7En même temps, le relâchement des contrôles sur la société ouvrit un espace de discussion dont les victimes à peine réhabilitées des mouvements maoïstes – notamment les droitiers condamnés en 1957 – profitèrent pour tenter de pousser à la démocratisation du régime. Toutes sortes de structures échappant au contrôle direct du Parti, collections créées au sein des maisons d’édition d’État, salons [4], centres de recherche autonomes, firent leur apparition au cours des années 1980, sans que celui-ci sévisse contre elles. L’économie de marché qui commençait à émerger à l’époque favorisa d’ailleurs leur développement. On assistait alors à une sorte de cercle vertueux de la démocratisation : le Parti avait besoin de l’appui des forces vives de la société pour renouveler sa légitimité, et celles-ci pouvaient influer sur ses décisions [5]. En même temps, le développement de l’économie de marché favorisait l’autonomisation de la société.
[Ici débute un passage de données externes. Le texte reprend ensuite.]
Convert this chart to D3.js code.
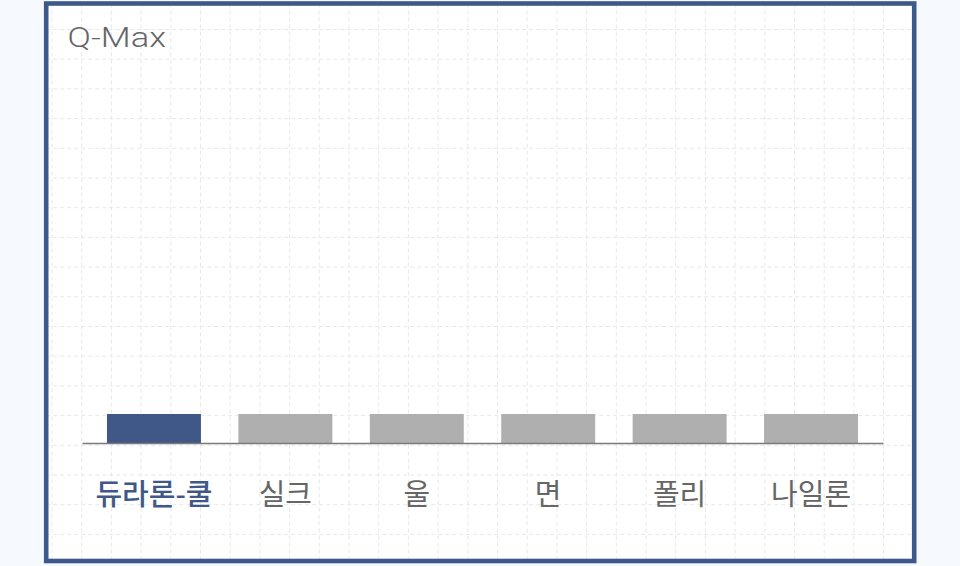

Bien entendu, cette libéralisation ne s’est pas effectuée de manière linéaire et les mouvements contre la « libéralisation bourgeoise » ou la « pollution spirituelle » se sont multipliés, prenant pour cible les plus radicaux des intellectuels. De même, le développement de l’économie privée a favorisé l’essor de la corruption, notamment parmi les cadres du Parti et leur parentèle, ce qui a contribué à l’augmentation du mécontentement dans la population.

8Les offensives des conservateurs, inquiets que les réformes économiques associées aux réformes politiques ne portent atteinte à la direction du Parti et ne conduisent la Chine à « changer de couleur », ont remporté des succès. Elles ont notamment abouti, en 1987, à la démission du secrétaire général du Parti, Hu Yaobang, accusé d’avoir fait preuve de mollesse à l’égard de la « libéralisation bourgeoise ». Deng Xiaoping lui-même était le premier à refréner les ardeurs réformatrices de son adjoint. Toutefois, il estimait que rien ne devait remettre en cause les réformes économiques, et jusqu’au mois d’avril 1989 il trancha en faveur des réformateurs.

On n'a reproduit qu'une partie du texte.